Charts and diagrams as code
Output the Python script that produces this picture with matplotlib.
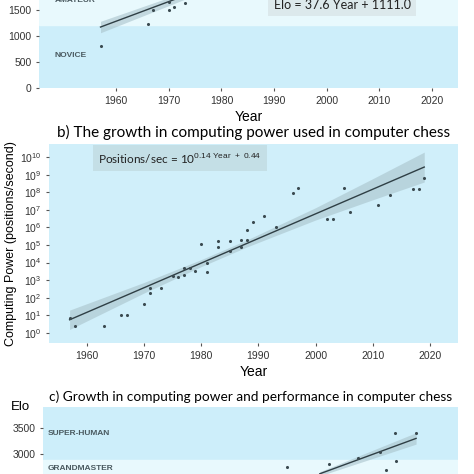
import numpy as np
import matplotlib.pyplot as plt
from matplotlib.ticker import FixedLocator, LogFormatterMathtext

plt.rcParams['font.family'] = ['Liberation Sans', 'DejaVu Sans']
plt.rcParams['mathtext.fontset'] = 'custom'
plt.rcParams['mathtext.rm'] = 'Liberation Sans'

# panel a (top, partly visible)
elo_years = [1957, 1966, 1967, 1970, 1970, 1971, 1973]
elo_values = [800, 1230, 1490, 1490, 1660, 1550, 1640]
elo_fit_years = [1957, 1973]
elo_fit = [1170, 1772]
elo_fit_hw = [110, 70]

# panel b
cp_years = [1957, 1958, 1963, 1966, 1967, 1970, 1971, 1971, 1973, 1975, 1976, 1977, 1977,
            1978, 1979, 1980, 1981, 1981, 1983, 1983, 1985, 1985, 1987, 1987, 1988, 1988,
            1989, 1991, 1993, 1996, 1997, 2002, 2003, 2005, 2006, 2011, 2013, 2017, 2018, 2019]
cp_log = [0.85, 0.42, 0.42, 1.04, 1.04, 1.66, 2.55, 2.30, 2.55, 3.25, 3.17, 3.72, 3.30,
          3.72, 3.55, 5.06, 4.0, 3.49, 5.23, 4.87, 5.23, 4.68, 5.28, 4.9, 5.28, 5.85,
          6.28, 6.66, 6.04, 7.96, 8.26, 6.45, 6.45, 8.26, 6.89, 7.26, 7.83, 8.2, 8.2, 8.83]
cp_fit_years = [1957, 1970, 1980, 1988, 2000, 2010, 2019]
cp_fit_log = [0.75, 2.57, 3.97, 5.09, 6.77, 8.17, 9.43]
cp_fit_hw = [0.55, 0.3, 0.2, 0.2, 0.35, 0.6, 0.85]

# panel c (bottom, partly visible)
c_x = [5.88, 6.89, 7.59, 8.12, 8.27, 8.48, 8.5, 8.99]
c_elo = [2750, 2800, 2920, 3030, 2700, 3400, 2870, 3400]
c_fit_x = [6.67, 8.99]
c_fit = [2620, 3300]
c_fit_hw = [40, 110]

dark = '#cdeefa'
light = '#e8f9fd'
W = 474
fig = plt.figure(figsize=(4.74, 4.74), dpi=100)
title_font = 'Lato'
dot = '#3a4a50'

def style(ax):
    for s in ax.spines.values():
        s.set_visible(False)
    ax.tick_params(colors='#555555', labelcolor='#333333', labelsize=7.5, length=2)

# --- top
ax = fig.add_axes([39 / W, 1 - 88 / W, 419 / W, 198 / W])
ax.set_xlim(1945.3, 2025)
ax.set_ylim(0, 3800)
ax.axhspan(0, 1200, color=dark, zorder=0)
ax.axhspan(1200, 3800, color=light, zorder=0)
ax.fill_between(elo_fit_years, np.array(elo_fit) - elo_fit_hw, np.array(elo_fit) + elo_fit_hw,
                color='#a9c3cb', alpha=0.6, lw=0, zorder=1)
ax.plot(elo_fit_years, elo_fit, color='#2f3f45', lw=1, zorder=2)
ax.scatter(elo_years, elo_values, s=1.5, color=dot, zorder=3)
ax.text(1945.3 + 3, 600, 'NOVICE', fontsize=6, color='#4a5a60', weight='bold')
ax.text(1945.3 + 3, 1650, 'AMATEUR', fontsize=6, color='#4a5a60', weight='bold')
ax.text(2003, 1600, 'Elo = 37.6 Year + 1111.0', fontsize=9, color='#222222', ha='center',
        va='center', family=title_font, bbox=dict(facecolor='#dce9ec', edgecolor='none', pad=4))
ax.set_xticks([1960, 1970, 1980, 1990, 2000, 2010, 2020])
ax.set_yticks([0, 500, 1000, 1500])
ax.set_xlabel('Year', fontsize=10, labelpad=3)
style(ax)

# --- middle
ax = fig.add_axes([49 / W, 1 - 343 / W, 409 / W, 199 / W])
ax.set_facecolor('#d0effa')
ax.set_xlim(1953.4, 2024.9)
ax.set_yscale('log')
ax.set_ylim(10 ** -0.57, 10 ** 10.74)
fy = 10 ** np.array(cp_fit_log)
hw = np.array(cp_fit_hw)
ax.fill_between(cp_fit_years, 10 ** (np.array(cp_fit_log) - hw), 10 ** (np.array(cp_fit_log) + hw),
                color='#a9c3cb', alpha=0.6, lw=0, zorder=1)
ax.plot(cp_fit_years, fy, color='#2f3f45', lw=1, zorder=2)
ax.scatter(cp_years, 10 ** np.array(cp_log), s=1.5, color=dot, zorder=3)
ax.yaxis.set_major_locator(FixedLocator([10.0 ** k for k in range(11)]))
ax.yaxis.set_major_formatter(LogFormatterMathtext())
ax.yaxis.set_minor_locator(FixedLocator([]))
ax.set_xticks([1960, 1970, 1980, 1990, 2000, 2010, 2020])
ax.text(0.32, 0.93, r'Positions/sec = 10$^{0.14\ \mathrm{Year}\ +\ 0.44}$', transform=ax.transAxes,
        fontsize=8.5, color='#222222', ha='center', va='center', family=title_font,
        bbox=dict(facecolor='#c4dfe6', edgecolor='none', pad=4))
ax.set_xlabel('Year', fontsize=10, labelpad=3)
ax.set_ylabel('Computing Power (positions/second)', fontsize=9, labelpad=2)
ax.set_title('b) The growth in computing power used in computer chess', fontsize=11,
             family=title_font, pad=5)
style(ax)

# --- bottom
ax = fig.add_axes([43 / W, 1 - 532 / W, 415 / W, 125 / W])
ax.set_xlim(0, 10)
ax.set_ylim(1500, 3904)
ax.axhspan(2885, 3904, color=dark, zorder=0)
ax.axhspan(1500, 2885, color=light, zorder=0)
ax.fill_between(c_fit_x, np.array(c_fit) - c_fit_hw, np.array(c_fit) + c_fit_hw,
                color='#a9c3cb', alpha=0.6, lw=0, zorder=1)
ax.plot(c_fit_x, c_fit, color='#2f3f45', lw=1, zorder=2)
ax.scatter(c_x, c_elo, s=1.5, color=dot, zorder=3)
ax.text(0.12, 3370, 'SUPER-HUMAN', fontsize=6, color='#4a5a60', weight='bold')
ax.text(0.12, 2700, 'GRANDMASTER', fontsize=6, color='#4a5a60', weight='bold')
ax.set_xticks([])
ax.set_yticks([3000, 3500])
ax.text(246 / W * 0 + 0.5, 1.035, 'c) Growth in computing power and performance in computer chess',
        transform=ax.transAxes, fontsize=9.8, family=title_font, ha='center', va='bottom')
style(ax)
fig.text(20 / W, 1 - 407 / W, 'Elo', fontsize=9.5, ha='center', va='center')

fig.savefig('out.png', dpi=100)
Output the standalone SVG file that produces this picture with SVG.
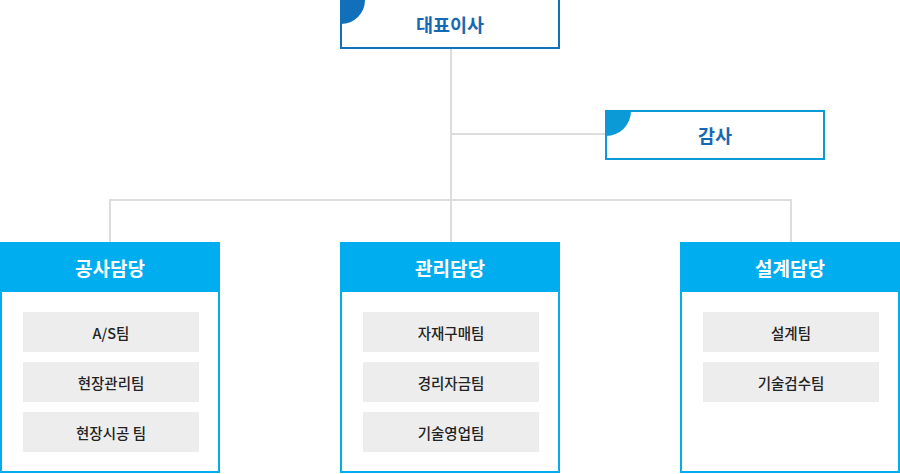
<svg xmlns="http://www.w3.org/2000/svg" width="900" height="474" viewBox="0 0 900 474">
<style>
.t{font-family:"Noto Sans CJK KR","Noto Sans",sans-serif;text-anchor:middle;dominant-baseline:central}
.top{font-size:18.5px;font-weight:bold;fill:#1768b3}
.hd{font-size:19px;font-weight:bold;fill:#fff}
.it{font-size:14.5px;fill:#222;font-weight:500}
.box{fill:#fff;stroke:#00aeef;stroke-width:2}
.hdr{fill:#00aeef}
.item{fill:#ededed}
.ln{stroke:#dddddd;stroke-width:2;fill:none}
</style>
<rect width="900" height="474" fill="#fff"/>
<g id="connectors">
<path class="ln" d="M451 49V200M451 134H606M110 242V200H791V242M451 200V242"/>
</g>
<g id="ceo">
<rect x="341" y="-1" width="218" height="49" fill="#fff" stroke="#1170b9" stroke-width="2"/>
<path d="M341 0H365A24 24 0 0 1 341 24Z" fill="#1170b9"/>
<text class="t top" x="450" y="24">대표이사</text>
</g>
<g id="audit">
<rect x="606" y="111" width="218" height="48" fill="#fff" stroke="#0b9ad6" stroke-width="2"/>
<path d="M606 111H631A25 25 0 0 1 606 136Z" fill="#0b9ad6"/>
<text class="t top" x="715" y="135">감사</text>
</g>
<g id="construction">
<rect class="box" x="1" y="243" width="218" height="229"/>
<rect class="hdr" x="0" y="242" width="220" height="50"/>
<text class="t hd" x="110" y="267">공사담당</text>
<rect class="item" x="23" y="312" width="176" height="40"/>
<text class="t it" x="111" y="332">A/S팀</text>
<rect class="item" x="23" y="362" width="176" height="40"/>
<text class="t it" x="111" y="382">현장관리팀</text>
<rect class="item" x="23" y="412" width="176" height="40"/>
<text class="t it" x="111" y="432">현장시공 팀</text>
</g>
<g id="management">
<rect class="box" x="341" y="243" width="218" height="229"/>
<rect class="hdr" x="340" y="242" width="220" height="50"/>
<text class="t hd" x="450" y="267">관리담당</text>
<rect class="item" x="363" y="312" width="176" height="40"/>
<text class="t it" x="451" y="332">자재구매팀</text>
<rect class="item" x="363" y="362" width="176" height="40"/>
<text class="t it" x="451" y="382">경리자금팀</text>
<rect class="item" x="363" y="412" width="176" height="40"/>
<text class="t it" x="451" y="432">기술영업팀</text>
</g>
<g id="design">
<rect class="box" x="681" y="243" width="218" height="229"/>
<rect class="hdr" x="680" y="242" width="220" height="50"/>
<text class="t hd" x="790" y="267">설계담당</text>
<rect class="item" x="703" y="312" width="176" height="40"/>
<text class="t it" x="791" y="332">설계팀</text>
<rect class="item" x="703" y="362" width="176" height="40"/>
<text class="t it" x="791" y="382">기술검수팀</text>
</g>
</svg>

→ Required task
Skip every picture and return the lines above from the top through the one that contains "elo_fit_hw = [110, 70]".

→ Result for this exercise
Output the Python script that produces this picture with matplotlib.
import numpy as np
import matplotlib.pyplot as plt
from matplotlib.ticker import FixedLocator, LogFormatterMathtext

plt.rcParams['font.family'] = ['Liberation Sans', 'DejaVu Sans']
plt.rcParams['mathtext.fontset'] = 'custom'
plt.rcParams['mathtext.rm'] = 'Liberation Sans'

# panel a (top, partly visible)
elo_years = [1957, 1966, 1967, 1970, 1970, 1971, 1973]
elo_values = [800, 1230, 1490, 1490, 1660, 1550, 1640]
elo_fit_years = [1957, 1973]
elo_fit = [1170, 1772]
elo_fit_hw = [110, 70]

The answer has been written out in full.